Выбор наследника (Романова) - страница 73

— Ты знал его? — покосился на него Карадор.

— Нет, а что?

— Ну, у тебя лицо какое-то сейчас стало… странное! Вы были друзьями? Ты знаешь, откуда у него такое прозвище — Лягушка? И как он умер? Тут ничего про это не сказано?

— Сказано, — буркнул наемник. — Он с-самоубийца. «Покойся с миром» высекали н-на могильных плитах тех, кто ушел из жизни д-добровольно — мол, да обретешь ты мир после смерти, раз не нашел его при жизни!

— А что высекали на могилах преступников? — Карадор так и лучился любопытством.

— «Спи и не т-тревожь нас!»

— А умерших от неведомой болезни?

— «З-за тебя отомстят».

— А мертворожденных детей?

— «П-прости, что так получилось!»

— А…

— С-слушай, может, ты с-сам сходишь и проверишь? — не выдержал наемник. — Нам выход на поверхность искать надо, а ты…

— А я тебя отсюда в два счета выведу, — отмахнулся неугомонный эльф и рысью пустился в обход остальных саркофагов. — Это отличная идея! Давай, не отставай!

Подавив вздох, Фрозинтар направился за ним по пятам. Перед тем как уходить, он бросил последний взгляд на саркофаг Тьомара Лягушки. Пробиться в Академию незнатному эльфу было крайне трудно, но Тьомару это удалось. Судя по дате внизу — Карадор не обратил внимания на эти значки, — он ушел из жизни буквально через несколько лет после того, как казнили самого Фрозинтара.

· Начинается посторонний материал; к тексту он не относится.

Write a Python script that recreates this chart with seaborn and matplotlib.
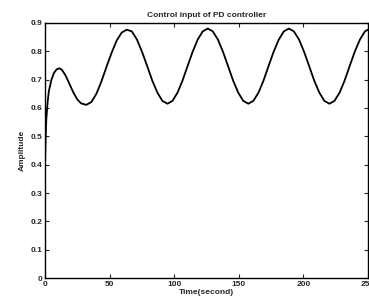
import numpy as np
import pandas as pd
import matplotlib
matplotlib.use("Agg")
import matplotlib.pyplot as plt
import seaborn as sns

# values
time_s = [
    0.0, 0.5, 1.0, 2.0, 3.0, 5.0, 7.0, 9.0, 11.0, 13.0, 16.0, 19.0, 22.0, 25.0, 28.0,
    32.0, 35.9, 39.8, 43.7, 47.6, 51.6, 55.5, 59.4, 63.3,
    67.2, 71.2, 75.1, 79.1, 83.0, 87.0, 90.9, 94.8,
    98.7, 102.6, 106.5, 110.4, 114.3, 118.2, 122.1, 126.0,
    129.9, 133.9, 137.8, 141.7, 145.6, 149.6, 153.5, 157.4,
    161.3, 165.3, 169.2, 173.1, 177.0, 181.0, 184.9, 188.8,
    192.7, 196.7, 200.6, 204.5, 208.4, 212.4, 216.3, 220.2,
    224.1, 228.1, 232.0, 235.9, 239.8, 243.8, 247.7, 251.6,
]
amplitude = [
    0.40, 0.50, 0.56, 0.62, 0.66, 0.700, 0.724, 0.736, 0.740, 0.735, 0.714, 0.684, 0.654, 0.630, 0.616,
    0.611, 0.621, 0.650, 0.694, 0.745, 0.795, 0.838, 0.866, 0.876,
    0.870, 0.841, 0.798, 0.748, 0.697, 0.654, 0.625, 0.615,
    0.625, 0.654, 0.697, 0.748, 0.798, 0.841, 0.870, 0.880,
    0.870, 0.841, 0.798, 0.748, 0.697, 0.654, 0.625, 0.615,
    0.625, 0.654, 0.697, 0.748, 0.798, 0.841, 0.870, 0.880,
    0.870, 0.841, 0.798, 0.748, 0.697, 0.654, 0.625, 0.615,
    0.625, 0.654, 0.697, 0.748, 0.798, 0.841, 0.870, 0.880,
]
x_ticks = [0, 50, 100, 150, 200, 250]
y_ticks = [0, 0.1, 0.2, 0.3, 0.4, 0.5, 0.6, 0.7, 0.8, 0.9]

df = pd.DataFrame({"Time": time_s, "Amplitude": amplitude})

sns.set_style("ticks")
plt.rcParams["font.family"] = ["Liberation Sans", "DejaVu Sans"]
plt.rcParams["font.weight"] = "bold"

fig = plt.figure(figsize=(3.69, 3.05), dpi=100)
ax = fig.add_axes([0.122, 0.088, 0.875, 0.837])
sns.lineplot(data=df, x="Time", y="Amplitude", color="black", linewidth=1.3, ax=ax)

ax.set_xlim(0, 250)
ax.set_ylim(0, 0.9)
ax.set_xticks(x_ticks)
ax.set_yticks(y_ticks)
ax.set_xticklabels([str(t) for t in x_ticks], fontsize=6, fontweight="bold")
ax.set_yticklabels(["0"] + [f"{v:.1f}" for v in y_ticks[1:]], fontsize=6, fontweight="bold")
ax.tick_params(direction="in", length=3, width=0.8, top=True, right=True, pad=2)
for s in ax.spines.values():
    s.set_linewidth(1.0)
    s.set_color("black")

ax.set_title("Control input of PD controller", fontsize=6, fontweight="bold", pad=4)
ax.set_xlabel("Time(second)", fontsize=6, fontweight="bold", labelpad=1)
ax.set_ylabel("Amplitude", fontsize=6, fontweight="bold", labelpad=3)

fig.savefig("out.png", dpi=100)
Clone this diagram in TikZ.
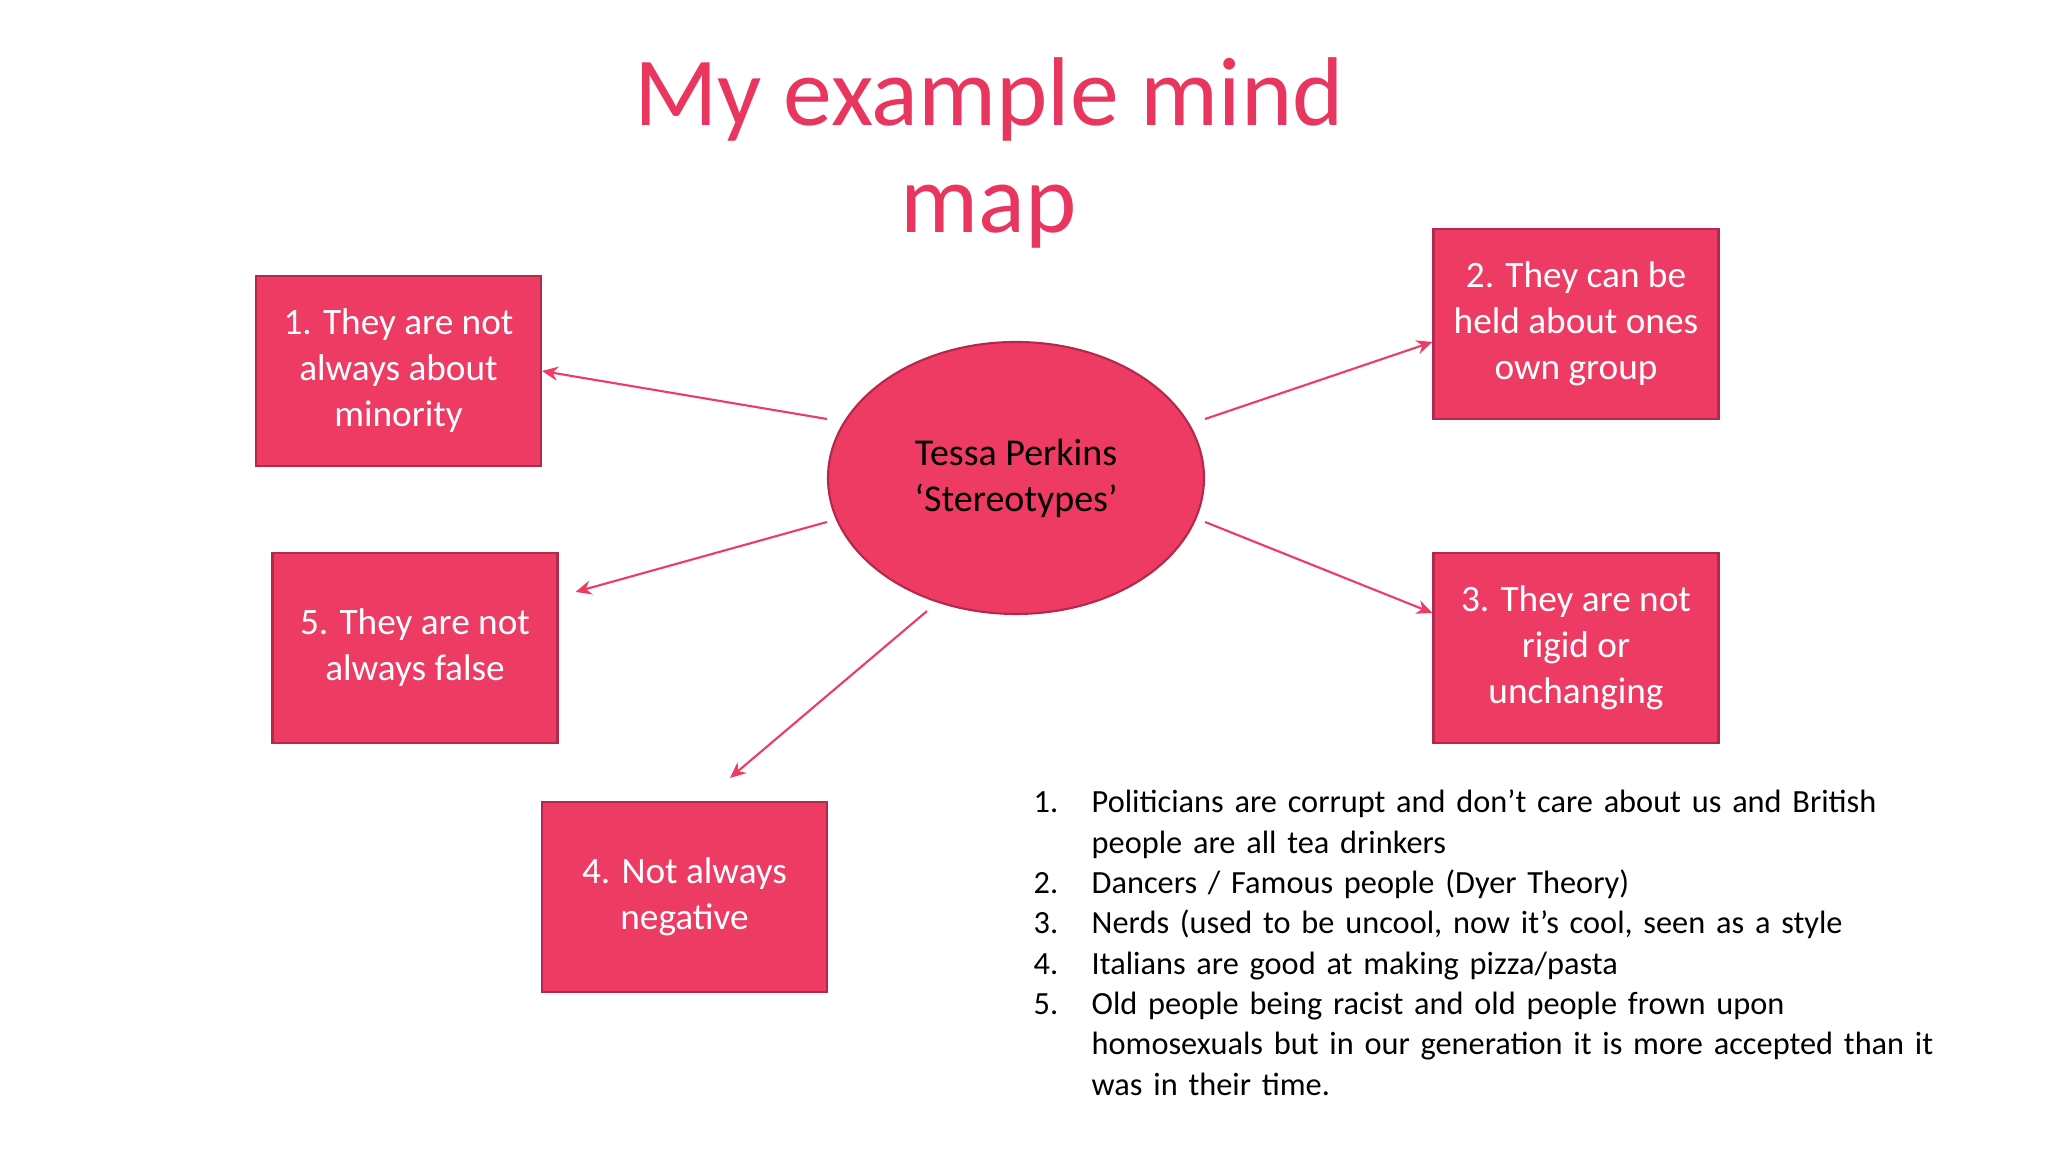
\documentclass[tikz,border=0pt]{standalone}
\usepackage{fontspec}
\setmainfont{Carlito}
\usetikzlibrary{arrows.meta,shapes.geometric,positioning}

\definecolor{rosefill}{HTML}{EE3B63}
\definecolor{roseedge}{HTML}{B3284B}
\definecolor{rosetitle}{HTML}{E8365E}

\newcommand\listentry[2]{\noindent\hangindent=0.58cm\hangafter=1%
  \makebox[0.58cm][l]{#1}#2\par}

\tikzset{
  pointbox/.style={rectangle, draw=roseedge, fill=rosefill, line width=0.6pt,
    minimum width=2.85cm, minimum height=1.90cm, text=white, align=center,
    font=\fontsize{10.6}{13.1}\selectfont},
  link/.style={draw=rosefill, line width=0.6pt,
    -{Stealth[length=4.5pt,width=4pt]}}
}

\begin{document}
\begin{tikzpicture}
  % Layout positions
  \def\xleft{3.985}  % box 1
  \def\xfive{4.15}   % box 5
  \def\xright{15.76} % boxes 2 and 3
  \def\yupper{7.81}
  \def\ylower{5.04}

  % Page
  \fill[white] (0,0) rectangle (20.48,11.52);
  \useasboundingbox (0,0) rectangle (20.48,11.52);

  % Title
  \node[font=\fontsize{27.8}{30.4}\selectfont, text=rosetitle, align=center]
    (title) at (9.89,9.99) {My example mind\\map};

  % Central topic
  \node[ellipse, draw=roseedge, fill=rosefill, line width=0.6pt,
    minimum width=3.76cm, minimum height=2.72cm, inner sep=0pt,
    align=center, font=\fontsize{10.8}{13.1}\selectfont]
    (hub) at (10.16,6.74) {Tessa Perkins\\‘Stereotypes’};

  % Points
  \node[pointbox] (b1) at (\xleft,\yupper) {1. They are not\\always about\\minority};
  \node[pointbox] (b2) at (\xright,8.28) {2. They can be\\held about ones\\own group};
  \node[pointbox] (b3) at (\xright,\ylower) {3. They are not\\rigid or\\unchanging};
  \node[pointbox] (b4) at (6.845,2.55) {4. Not always\\negative};
  \node[pointbox] (b5) at (\xfive,\ylower) {5. They are not\\always false};

  % Arrow ends
  \coordinate (s1) at ([yshift=0.59cm]hub.west);
  \coordinate (s2) at ([yshift=0.59cm]hub.east);
  \coordinate (s3) at ([yshift=-0.44cm]hub.east);
  \coordinate (s5) at ([yshift=-0.44cm]hub.west);
  \coordinate (s4) at ([shift={(-0.89,0.04)}]hub.south);
  \coordinate (e2) at ([yshift=-0.18cm]b2.west);
  \coordinate (e3) at ([yshift=0.35cm]b3.west);
  \coordinate (e5) at ([shift={(0.17,-0.40)}]b5.north east);
  \coordinate (e4) at ([shift={(0.455,0.23)}]b4.north);

  % Arrows
  \draw[link] (s1) -- (b1.east);
  \draw[link] (s2) -- (e2);
  \draw[link] (s3) -- (e3);
  \draw[link] (s5) -- (e5);
  \draw[link] (s4) -- (e4);

  % Examples
  \node[anchor=base west, inner sep=0pt, text width=10.5cm, align=left,
    font=\fontsize{9.2}{11.47}\selectfont] (examples) at (10.33,3.39) {%
    \listentry{1.}{Politicians are corrupt and don’t care about us and British\newline people are all tea drinkers}%
    \listentry{2.}{Dancers / Famous people (Dyer Theory)}%
    \listentry{3.}{Nerds (used to be uncool, now it’s cool, seen as a style}%
    \listentry{4.}{Italians are good at making pizza/pasta}%
    \listentry{5.}{Old people being racist and old people frown upon\newline homosexuals but in our generation it is more accepted than it\newline was in their time.}};
\end{tikzpicture}
\end{document}
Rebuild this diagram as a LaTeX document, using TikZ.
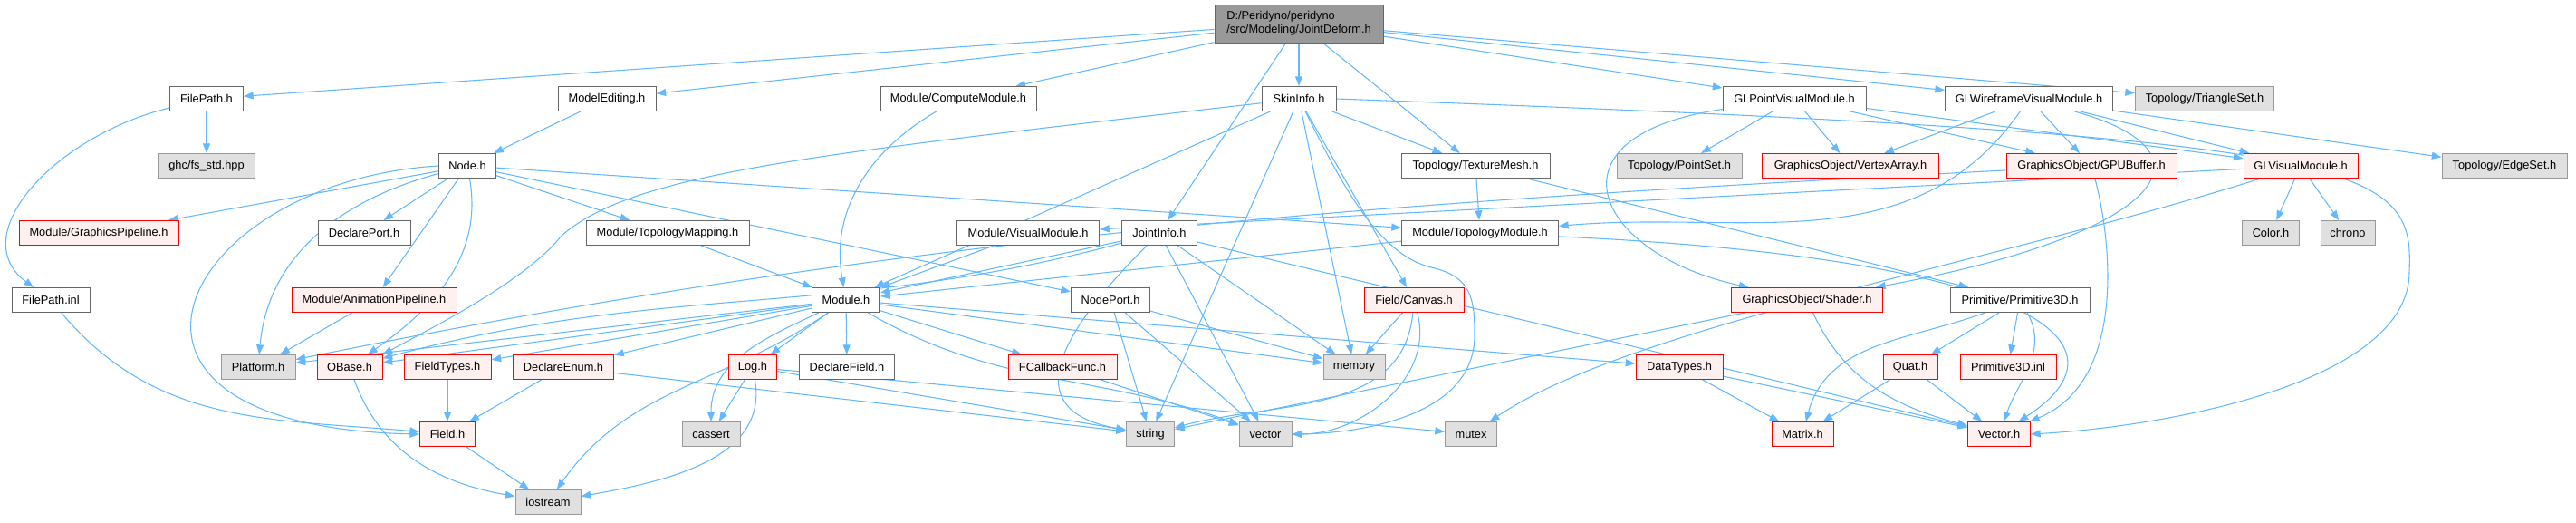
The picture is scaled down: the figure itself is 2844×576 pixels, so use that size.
\documentclass[tikz,border=0pt]{standalone}
\usepackage{fontspec}
\setmainfont{Liberation Sans}
\usetikzlibrary{arrows.meta, backgrounds}

\definecolor{edgeblue}{RGB}{99,184,255}
\definecolor{lineg}{RGB}{102,102,102}
\definecolor{rootfill}{RGB}{153,153,153}
\definecolor{sysline}{RGB}{153,153,153}
\definecolor{sysfill}{RGB}{224,224,224}
\definecolor{redfill}{RGB}{255,240,240}

\begin{document}
\begin{tikzpicture}[
    x=0.75pt, y=-0.75pt,
    file/.style={draw=lineg, fill=white, line width=0.75pt, minimum height=20.25pt, inner sep=0pt, font=\fontsize{9.6}{11}\selectfont},
    sysfile/.style={file, draw=sysline, fill=sysfill},
    badfile/.style={file, draw=red, fill=redfill},
    rootfile/.style={file, fill=rootfill, minimum height=31.5pt, align=left},
    wd/.style={minimum width=#1*0.75pt},
    dep/.style={-{Triangle[length=8pt,width=6pt]}, draw=edgeblue, line width=0.8pt}
]
\useasboundingbox (0,0) rectangle (2844,576);

% Root file
\node[rootfile, wd=186] (root) at (1434,26) {D:/Peridyno/peridyno\\/src/Modeling/JointDeform.h};

% Row 1
\node[file, wd=81] (fpath) at (228,109) {FilePath.h};
\node[file, wd=108] (medit) at (670,109) {ModelEditing.h};
\node[file, wd=172] (cmod) at (1058,109) {Module/ComputeModule.h};
\node[file, wd=82] (skin) at (1434,109) {SkinInfo.h};
\node[file, wd=158] (glpt) at (1981,109) {GLPointVisualModule.h};
\node[file, wd=185] (glwf) at (2240,109) {GLWireframeVisualModule.h};
\node[sysfile, wd=153] (triset) at (2434,109) {Topology/TriangleSet.h};

% Row 2
\node[sysfile, wd=107] (ghc) at (228,183) {ghc/fs\_std.hpp};
\node[file, wd=63] (noden) at (516,183) {Node.h};
\node[file, wd=164] (tmesh) at (1629,183) {Topology/TextureMesh.h};
\node[sysfile, wd=138] (ptset) at (1854,183) {Topology/PointSet.h};
\node[badfile, wd=195] (vao) at (2043,183) {GraphicsObject/VertexArray.h};
\node[badfile, wd=188] (gpubuf) at (2309,183) {GraphicsObject/GPUBuffer.h};
\node[badfile, wd=126] (glvis) at (2540,183) {GLVisualModule.h};
\node[sysfile, wd=138] (edgeset) at (2765,183) {Topology/EdgeSet.h};

% Row 3
\node[badfile, wd=176] (gpipe) at (109,257) {Module/GraphicsPipeline.h};
\node[file, wd=102] (dport) at (402,257) {DeclarePort.h};
\node[file, wd=180] (tmap) at (737,257) {Module/TopologyMapping.h};
\node[file, wd=157] (vmod) at (1135,257) {Module/VisualModule.h};
\node[file, wd=83] (jinfo) at (1280,257) {JointInfo.h};
\node[file, wd=173] (tmod) at (1634,257) {Module/TopologyModule.h};
\node[sysfile, wd=63] (color) at (2507,257) {Color.h};
\node[sysfile, wd=60] (chrono) at (2592,257) {chrono};

% Row 4
\node[file, wd=86] (fpinl) at (56,331) {FilePath.inl};
\node[badfile, wd=182] (apipe) at (413,331) {Module/AnimationPipeline.h};
\node[file, wd=75] (modh) at (934,331) {Module.h};
\node[file, wd=87] (nport) at (1226,331) {NodePort.h};
\node[badfile, wd=110] (canvas) at (1561,331) {Field/Canvas.h};
\node[badfile, wd=167] (shader) at (1995,331) {GraphicsObject/Shader.h};
\node[file, wd=154] (prim) at (2230,331) {Primitive/Primitive3D.h};

% Row 5
\node[sysfile, wd=82] (platform) at (285,405) {Platform.h};
\node[badfile, wd=72] (obase) at (386,405) {OBase.h};
\node[badfile, wd=96] (ftypes) at (494,405) {FieldTypes.h};
\node[badfile, wd=111] (denum) at (622,405) {DeclareEnum.h};
\node[badfile, wd=53] (logh) at (831,405) {Log.h};
\node[file, wd=105] (dfield) at (935,405) {DeclareField.h};
\node[badfile, wd=120] (fcb) at (1173,405) {FCallbackFunc.h};
\node[sysfile, wd=68] (memory) at (1495,405) {memory};
\node[badfile, wd=96] (dtypes) at (1854,405) {DataTypes.h};
\node[badfile, wd=60] (quat) at (2109,405) {Quat.h};
\node[badfile, wd=106] (priminl) at (2217,405) {Primitive3D.inl};

% Row 6
\node[badfile, wd=61] (field) at (494,479) {Field.h};
\node[sysfile, wd=64] (cassert) at (785,479) {cassert};
\node[sysfile, wd=53] (str) at (1270,479) {string};
\node[sysfile, wd=58] (vec) at (1397,479) {vector};
\node[sysfile, wd=57] (mutex) at (1624,479) {mutex};
\node[badfile, wd=68] (matrix) at (1990,479) {Matrix.h};
\node[badfile, wd=69] (vech) at (2207,479) {Vector.h};

% Row 7
\node[sysfile, wd=72] (iostream) at (605,554) {iostream};

\begin{scope}[on background layer]
% Root includes
\draw[dep] (root) -- (fpath);
\draw[dep] (root) -- (medit);
\draw[dep] (root) -- (cmod);
\draw[dep] (root) -- (skin);
\draw[dep] (root) -- (jinfo);
\draw[dep] (root) -- (tmesh);
\draw[dep] (root) -- (glpt);
\draw[dep] (root) -- (glwf);
\draw[dep] (root) -- (triset);

% FilePath
\draw[dep] (fpath) -- (ghc);
\draw[dep] (fpath) .. controls (60,150) and (-40,260) .. (fpinl);
\draw[dep] (fpinl) to[out=-50,in=175] (field);
\draw[dep] (medit) -- (noden);
\draw[dep] (cmod) to[out=210,in=100] (modh);

% Node.h
\draw[dep] (noden) -- (gpipe);
\draw[dep] (noden) -- (dport);
\draw[dep] (noden) -- (apipe);
\draw[dep] (noden) -- (tmap);
\draw[dep] (noden) -- (tmod);
\draw[dep] (noden) -- (nport);
\draw[dep] (noden) to[out=195,in=85] (platform);
\draw[dep] (noden) to[out=-80,in=35] (obase);
\draw[dep] (noden.west) .. controls (200,200) and (60,470) .. (field.west);
\draw[dep] (apipe) -- (platform);

% SkinInfo
\draw[dep] (skin) -- (tmesh);
\draw[dep] (skin) -- (modh);
\draw[dep] (skin) .. controls (900,170) and (700,190) .. (620,260) .. controls (580,310) and (480,360) .. (obase.north east);
\draw[dep] (skin) -- (str);
\draw[dep] (skin) -- (memory);
\draw[dep] (skin) -- (canvas);
\draw[dep] (skin) .. controls (1480,200) and (1520,280) .. (1580,295) .. controls (1625,305) and (1628,330) .. (1628,370) .. controls (1628,460) and (1500,478) .. (vec.east);
\draw[dep] (skin.east) .. controls (2620,150) and (2665,180) .. (2660,300) .. controls (2660,420) and (2400,470) .. (vech.east);

% JointInfo
\draw[dep] (jinfo) -- (modh);
\draw[dep] (jinfo) to[out=195,in=15] (obase);
\draw[dep] (jinfo) to[out=225,in=170,looseness=1.6] (str);
\draw[dep] (jinfo) -- (vec);
\draw[dep] (jinfo) -- (memory);
\draw[dep] (jinfo) -- (vech);

% Modules
\draw[dep] (tmap) -- (modh);
\draw[dep] (vmod) -- (modh);
\draw[dep] (tmod) -- (modh);
\draw[dep] (tmod) .. controls (2250,285) and (2360,380) .. (vech);
\draw[dep] (tmesh) -- (tmod);
\draw[dep] (tmesh) -- (prim);

% Module.h
\draw[dep] (modh) -- (platform);
\draw[dep] (modh) -- (obase);
\draw[dep] (modh) -- (ftypes);
\draw[dep] (modh) -- (denum);
\draw[dep] (modh) to[out=215,in=55] (iostream);
\draw[dep] (modh) to[out=205,in=90] (cassert);
\draw[dep] (modh) -- (logh);
\draw[dep] (modh) -- (dfield);
\draw[dep] (modh) -- (fcb);
\draw[dep] (modh) to[out=-30,in=160] (vec);
\draw[dep] (modh) -- (memory);
\draw[dep] (modh) -- (dtypes);

% NodePort
\draw[dep] (nport) -- (str);
\draw[dep] (nport) -- (vec);
\draw[dep] (nport) -- (memory);

% Small headers
\draw[dep] (logh) -- (cassert);
\draw[dep] (logh) -- (str);
\draw[dep] (logh) -- (mutex);
\draw[dep] (logh) to[out=-80,in=10] (iostream);
\draw[dep] (denum) -- (field);
\draw[dep] (denum) -- (str);
\draw[dep] (ftypes) -- (field);
\draw[dep] (obase) to[out=-70,in=170] (iostream);
\draw[dep] (field) -- (iostream);
\draw[dep] (fcb) -- (vec);
\draw[dep] (canvas) -- (memory);
\draw[dep] (canvas) to[out=-95,in=15] (str);
\draw[dep] (canvas) to[out=-75,in=0] (vec);

% Math
\draw[dep] (dtypes) -- (matrix);
\draw[dep] (dtypes) -- (vech);
\draw[dep] (quat) -- (matrix);
\draw[dep] (quat) -- (vech);
\draw[dep] (prim) -- (quat);
\draw[dep] (prim) -- (priminl);
\draw[dep] (prim) to[out=-60,in=70] (vech);
\draw[dep] (prim) to[out=200,in=75] (matrix);

% Rendering
\draw[dep] (glpt) -- (ptset);
\draw[dep] (glpt) -- (vao);
\draw[dep] (glpt) -- (gpubuf);
\draw[dep] (glpt) -- (glvis);
\draw[dep] (glpt) .. controls (1700,150) and (1760,280) .. (shader);
\draw[dep] (glwf) -- (vao);
\draw[dep] (glwf) -- (gpubuf);
\draw[dep] (glwf) -- (glvis);
\draw[dep] (glwf) -- (edgeset);
\draw[dep] (glwf) .. controls (2460,170) and (2380,260) .. (shader);
\draw[dep] (glwf) to[out=235,in=5] (tmod);
\draw[dep] (gpubuf) .. controls (1500,225) and (1000,260) .. (platform);
\draw[dep] (gpubuf) .. controls (2330,260) and (2350,420) .. (vech);
\draw[dep] (glvis) -- (vmod);
\draw[dep] (glvis) -- (color);
\draw[dep] (glvis) -- (chrono);
\draw[dep] (glvis) .. controls (2200,290) and (1800,360) .. (mutex);
\draw[dep] (shader) -- (str);
\draw[dep] (shader) to[out=-65,in=165] (vech);
\end{scope}

\end{tikzpicture}
\end{document}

Весельчак и рубаха-парень Тьомар, заслуживший свое прозвище потому, что больше всего на свете боялся именно этих безобидных земноводных… Что же с тобой случилось?

— Эй! — Задорный голос вырвал его из тенет воспоминаний. — Прочитай мне еще! Тут фигня какая-то нацарапана!

Карадор не ушел далеко — он обнаружился стоящим возле седьмого или восьмого в соседнем ряду саркофага и призывно машущим руками. Направляясь к нему, Фрозинтар невольно отметил два обстоятельства: первое, что здесь явно были захоронены эльфы, умершие в одно и то же время, то есть вскоре после его казни, и второе — что его ненормальный спутник добросовестно вытер пыль веков со всех надписей. Она теперь серо-бурыми сугробами валялась тут и там у подножия.

— Тут больно много всего написано, — пожаловался Карадор, указывая на саркофаг, возле которого стоял. — Такое впечатление, что потом сюда приходили и добавляли от себя! Вот, сбоку… Словно гвоздем процарапано!

Наклонившись над каменной плитой, которая и впрямь была буквально испещрена надписями, как забор, — не хватало только картинок, иллюстрирующих текст, — он почувствовал, что у него закружилась голова. Рука сама метнулась к груди — сжать вдруг шевельнувшееся сердце…

«Тариель Финедариль из Дома Нардора. Ты была лучше всех, и никто не виноват, что жизнь обошлась с тобой столь сурово. Любимая жена, нежная мать. Ты никогда не увидишь, как растет и взрослеет наш сын. Но я обещаю, что выращу его достойным мужчиной». И ниже, неумелой детской рукой, которую явно водил кто-то взрослый: «Мамочка, я тебя люблю. Надиар».